Neve

Vilhelms Purvītis, Inverno

Lettone la neve di Purvītis, giapponese quella degli haiku di Yuko, protagonista del delicato racconto di iniziazione di Maxence Fermine. Chi non si lascerà demotivare dalla texture minimale di Neve, scoprirà una storia d’altri tempi. Tempi in cui ci si orientava facendo affidamento sul cuore:

“La neve è una poesia. Una poesia di un candore smagliante.

  In gennaio ricopre la metà settentrionale del Giappone.

  Lì dove viveva Yuko la neve era la poesia dell’inverno.

 Contro il volere del padre, nei primi giorni del gennaio 1885 Yuko intraprese la carriera di poeta. Decise di scrivere solo per celebrare la bellezza della neve. Aveva trovato la propria strada. Sapeva che quella vita sfolgorante non l’avrebbe mai stancato.
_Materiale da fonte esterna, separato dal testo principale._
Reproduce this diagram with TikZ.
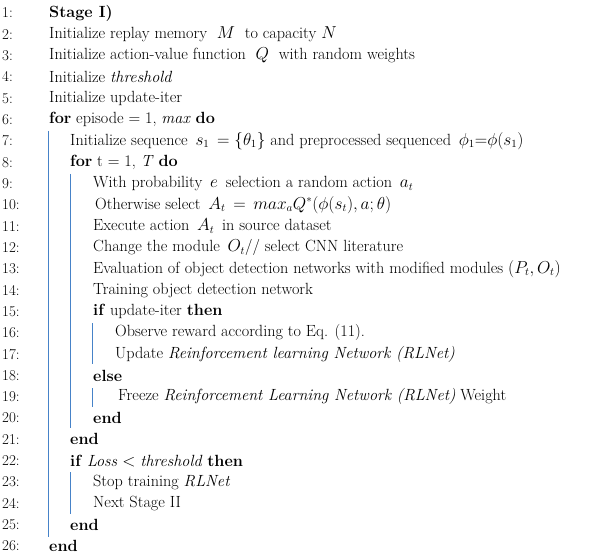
\documentclass[tikz,border=0pt]{standalone}
\usepackage{amsmath}
\begin{document}
\begin{tikzpicture}[x=1pt,y=-1pt,
  num/.style={anchor=west,inner sep=0pt,font=\fontsize{15}{17}\selectfont},
  txt/.style={anchor=west,inner sep=0pt,font=\fontsize{16.2}{18}\selectfont},
  bar/.style={draw={rgb,255:red,70;green,130;blue,200},line width=0.9pt}]
\useasboundingbox (0,0) rectangle (611,559);
\foreach \i in {1,...,26}{\node[num] (n\i) at (2,{13+(\i-1)*21.32}) {\i:};}
\newcommand\algline[3]{\node[txt] (t#1) at (#2,{13+(#1-1)*21.32}) {#3};}
\algline{1}{49}{\textbf{Stage I)}}
\algline{2}{49}{Initialize replay memory $\;M\;$ to capacity $N$}
\algline{3}{49}{Initialize action-value function $\;Q\;$ with random weights}
\algline{4}{49}{Initialize \textit{threshold}}
\algline{5}{49}{Initialize update-iter}
\algline{6}{49}{\textbf{for} episode = 1, \textit{max} \textbf{do}}
\algline{7}{70}{Initialize sequence $\,s_1\,=\{\theta_1\}$ and preprocessed sequenced $\,\phi_1{=}\phi(s_1)$}
\algline{8}{70}{\textbf{for} t = 1, \textit{T} \textbf{do}}
\algline{9}{93}{With probability $\,e\,$ selection a random action $\,a_t$}
\algline{10}{95}{Otherwise select $\,A_t\,=\,max_aQ^*(\phi(s_t),a;\theta)$}
\algline{11}{93}{Execute action $\,A_t\,$ in source dataset}
\algline{12}{93}{Change the module $\,O_t$// select CNN literature}
\algline{13}{93}{Evaluation of object detection networks with modified modules $(P_t,O_t)$}
\algline{14}{93}{Training object detection network}
\algline{15}{93}{\textbf{if} update-iter \textbf{then}}
\algline{16}{115}{Observe reward according to Eq. (11).}
\algline{17}{115}{Update \textit{Reinforcement learning Network (RLNet)}}
\algline{18}{93}{\textbf{else}}
\algline{19}{118}{Freeze \textit{Reinforcement Learning Network (RLNet)} Weight}
\algline{20}{93}{\textbf{end}}
\algline{21}{70}{\textbf{end}}
\algline{22}{70}{\textbf{if} \textit{Loss} $<$ \textit{threshold} \textbf{then}}
\algline{23}{93}{Stop training \textit{RLNet}}
\algline{24}{93}{Next Stage II}
\algline{25}{70}{\textbf{end}}
\algline{26}{49}{\textbf{end}}
\coordinate (a1) at (48,131); \coordinate (a2) at (48,537);
\coordinate (b1) at (70,174); \coordinate (b2) at (70,428);
\coordinate (c1) at (92,323); \coordinate (c2) at (92,364);
\coordinate (d1) at (92,388); \coordinate (d2) at (92,407);
\coordinate (e1) at (70,472); \coordinate (e2) at (70,514);
\draw[bar] (a1) -- (a2);
\draw[bar] (b1) -- (b2);
\draw[bar] (c1) -- (c2);
\draw[bar] (d1) -- (d2);
\draw[bar] (e1) -- (e2);
\end{tikzpicture}
\end{document}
 Nei giorni di neve prese l’abitudine di uscire assai presto di casa e incamminarsi verso la montagna. Per comporre le sue poesie andava sempre nello stesso posto. Si sedeva a gambe incrociate sotto un albero e rimaneva così per ore e ore, vagliando in silenzio le diciassette sillabe più belle del mondo. Poi, quando infine sentiva di possedere la sua poesia, la vergava su carta di seta.

 Ogni giorno una nuova poesia, una nuova ispirazione, una nuova pergamena. Ogni giorno un passaggio diverso, una luce nuova. Ma sempre l’haiku e la neve. Fino al calar della notte.”